Seal with a moisturiser

Lock-in your freshly hydrated skin with a moisturiser. Your skin type will determine how rich you want to go here. If you're struggling with breakouts something lightweight will be sufficient. If your skin is feeling particularly dry opt for something rich and more nourishing. You may also want to use an oil.

Think of layering your serum, moisturiser and oil as you would layer your clothes in the winter - a thermal layer, then a jumper, followed by a coat. This approach is far more effective than just using just a rich moisturiser alone.

Protect against future damage

Using a high quality sun protection every day is essential to prevent future damage. UV exposure can result in dark spots and pigmentation, break down of collagen and more serious issues.

Choose a broad spectrum UVA and UVB SPF 30 or higher. 

Targeting specific concerns

Once you've got the above basic steps in place, you can start to think about optional extras to target specific concerns. The three most common issues we see in store are:

acne, breakouts and texture
fine lines, wrinkles and loss of firmness
dullness and uneven tone

Acne, breakouts and texture

If an increase in sebum is causing breakouts and blackheads, it may be worth using a well-formulated salicylic acid based product.

Salicylic acid is derived from the bark of the Willow Tree. It breaks down the outer layer of the skin to encourage skin cell turnover and removes pore-clogging impurities and excess oil.

Using a treatment like Clarify by Pestle & Mortar a few evenings per week will help to reduce breakouts and calm inflammation.

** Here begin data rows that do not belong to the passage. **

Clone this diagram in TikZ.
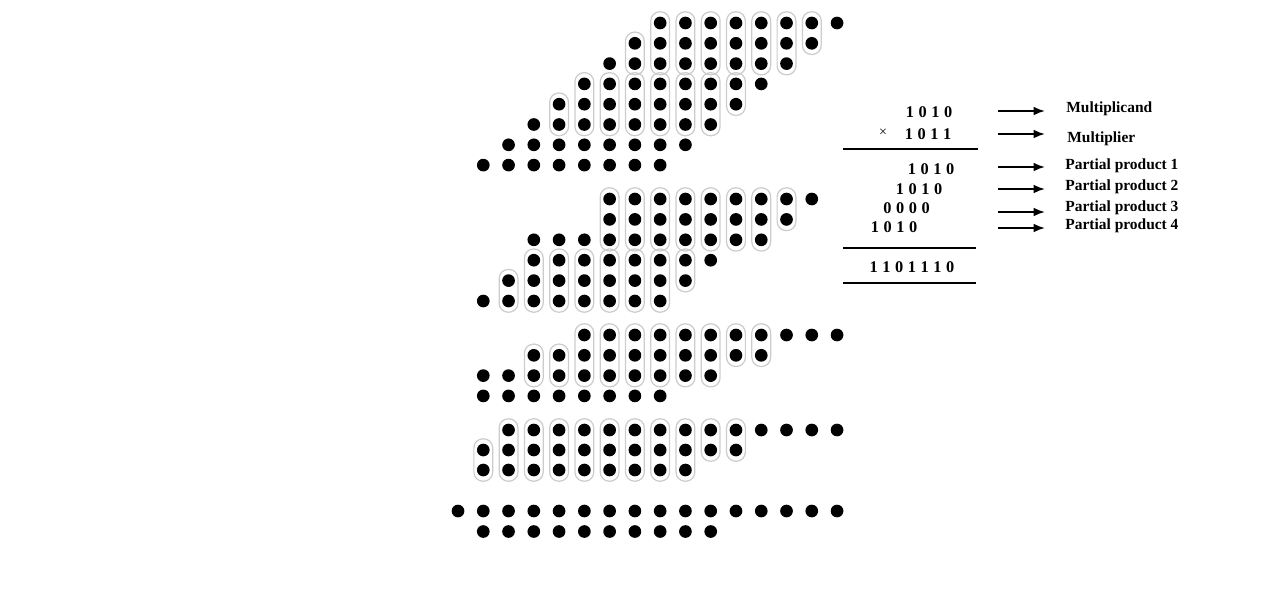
\documentclass[tikz,border=0pt]{standalone}
\usepackage{fontspec}
\setmainfont{Liberation Serif}
\usepackage{tikz}
\usetikzlibrary{positioning}
\usetikzlibrary{fit, arrows.meta}
\tikzset{
    dot/.style={circle, fill=black, inner sep=0pt, minimum size=0.254cm},
    group/.style={draw=gray!40, line width=0.7pt, rectangle, rounded corners=0.18cm, inner xsep=0.054cm, inner ysep=0.09cm},
    num/.style={font=\fontsize{9.3}{10}\selectfont\bfseries, inner sep=0pt},
    sym/.style={font=\fontsize{8}{10}\selectfont, inner sep=0pt},
    desc/.style={font=\fontsize{8.8}{10}\selectfont\bfseries, inner sep=0pt, anchor=west},
    rule/.style={line width=1.4pt},
    arrow/.style={line width=1.1pt,-{Latex[length=6.5pt,width=5pt]}}
}
\newcommand{\dsp}{\kern2.6pt}

\begin{document}
\begin{tikzpicture}[x=0.02cm, y=-0.02cm]
\useasboundingbox (0,0) rectangle (1280,606);

% dots: block/row/y/first column/last column
\foreach \bl/\r/\y/\cs/\ce in {
    1/0/23/8/15, 1/1/43.3/7/14, 1/2/63.6/6/13, 1/3/83.9/5/12,
    1/4/104.2/4/11, 1/5/124.5/3/10, 1/6/144.8/2/9, 1/7/165.1/1/8,
    2/0/199/6/14, 2/1/219.4/6/13, 2/2/239.8/3/12, 2/3/260.2/3/10,
    2/4/280.6/2/9, 2/5/301/1/8,
    3/0/335/5/15, 3/1/355.3/3/12, 3/2/375.6/1/10, 3/3/395.9/1/8,
    4/0/430/2/15, 4/1/450/1/11, 4/2/470/1/9,
    5/0/511/0/15, 5/1/531.5/1/10}
{
    \foreach \c in {\cs,...,\ce}
        \node [dot] (d-\bl-\r-\c) at ({458+25.27*\c},\y) {};
}

% groups: block/column/top row/bottom row
\foreach \bl/\c/\ra/\rb in {
    1/7/1/2, 1/8/0/2, 1/9/0/2, 1/10/0/2, 1/11/0/2, 1/12/0/2, 1/13/0/2, 1/14/0/1,
    1/4/4/5, 1/5/3/5, 1/6/3/5, 1/7/3/5, 1/8/3/5, 1/9/3/5, 1/10/3/5, 1/11/3/4,
    2/6/0/2, 2/7/0/2, 2/8/0/2, 2/9/0/2, 2/10/0/2, 2/11/0/2, 2/12/0/2, 2/13/0/1,
    2/2/4/5, 2/3/3/5, 2/4/3/5, 2/5/3/5, 2/6/3/5, 2/7/3/5, 2/8/3/5, 2/9/3/4,
    3/3/1/2, 3/4/1/2, 3/5/0/2, 3/6/0/2, 3/7/0/2, 3/8/0/2, 3/9/0/2, 3/10/0/2,
    3/11/0/1, 3/12/0/1,
    4/1/1/2, 4/2/0/2, 4/3/0/2, 4/4/0/2, 4/5/0/2, 4/6/0/2, 4/7/0/2, 4/8/0/2,
    4/9/0/2, 4/10/0/1, 4/11/0/1}
{
    \node [group, fit=(d-\bl-\ra-\c)(d-\bl-\rb-\c)] (g-\bl-\ra-\c) {};
}

% multiplication
\node [num] (mcand)  at (929,112)   {1\dsp0\dsp1\dsp0};
\node [sym] (times)  at (883,133)   {×};
\node [num] (mplier) at (928,134)   {1\dsp0\dsp1\dsp1};
\node [num] (pp1)    at (931,169)   {1\dsp0\dsp1\dsp0};
\node [num] (pp2)    at (919,189)   {1\dsp0\dsp1\dsp0};
\node [num] (pp3)    at (906.5,208) {0\dsp0\dsp0\dsp0};
\node [num] (pp4)    at (894,227)   {1\dsp0\dsp1\dsp0};
\node [num] (prod)   at (912,267)   {1\dsp1\dsp0\dsp1\dsp1\dsp1\dsp0};

\coordinate (r1a) at (843,149);  \coordinate (r1b) at (978,149);
\coordinate (r2a) at (843,248);  \coordinate (r2b) at (976,248);
\coordinate (r3a) at (843,283);  \coordinate (r3b) at (976,283);
\draw [rule] (r1a) -- (r1b);
\draw [rule] (r2a) -- (r2b);
\draw [rule] (r3a) -- (r3b);

% labels
\node [desc] (lmcand)  at (1066,109) {Multiplicand};
\node [desc] (lmplier) at (1067,139) {Multiplier};
\node [desc] (lpp1)    at (1065,166) {Partial product 1};
\node [desc] (lpp2)    at (1065,187) {Partial product 2};
\node [desc] (lpp3)    at (1065,208) {Partial product 3};
\node [desc] (lpp4)    at (1065,226) {Partial product 4};

\foreach \i/\y in {1/111, 2/134, 3/167, 4/189, 5/212, 6/228} {
    \coordinate (as\i) at (998,\y);
    \coordinate (ae\i) at (1045,\y);
    \draw [arrow] (as\i) -- (ae\i);
}

\end{tikzpicture}
\end{document}
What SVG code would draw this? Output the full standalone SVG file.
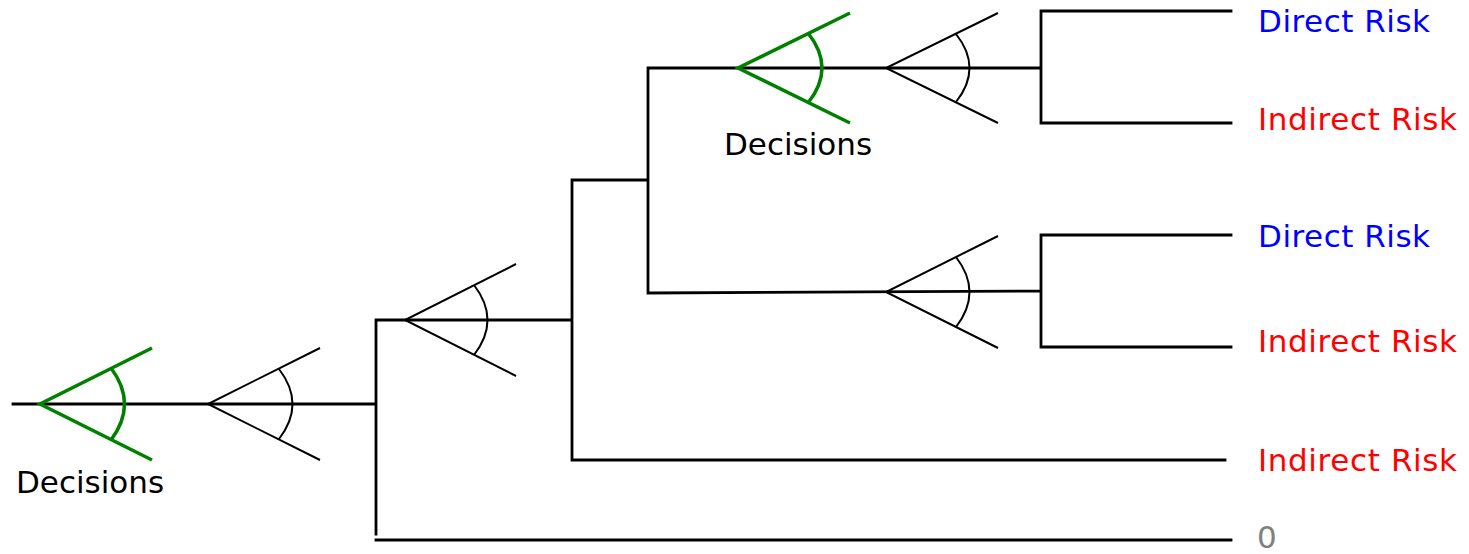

Fine lines, wrinkles and loss of firmness

Ensuring your skin is well hydrated (following the steps above) is the first step in helping to plump fine line and wrinkles. Next, incorporating a retinoid (vitamin A) will accelerate skin-renewal; reversing signs of ageing, reducing fine lines and wrinkles, and boosting collagen production.

Retinoids come in a variety of strengths from mild to prescription only. We have several options to choose from at JUNI & CO with the most popular being Pestle & Mortar's Superstar Retinoid Night Oil.

If you've tried retinoid products in the past and found them aggravating, please do get in touch as we can suggest techniques to 'buffer' and reduce the risk of irritation. 

Dullness and uneven tone

Vitamin C is a potent antioxidant known for its ability to reduce hyperpigmentation and even out skin tone. With consistent use, it visibly reduces the appearance of dark spots and brightens the complexion.

Vitamin C is also essential for the production of collagen but our bodies can’t produce it. Adding vitamin C to your skincare routine helps the skin’s ability to produce collagen resulting in skin that is more supple, smooth and toned.

Pai's Fade Forward™ Dark Spot Serum is a fantastic option that combines hyaluronic acid, marine algae and vitamin C.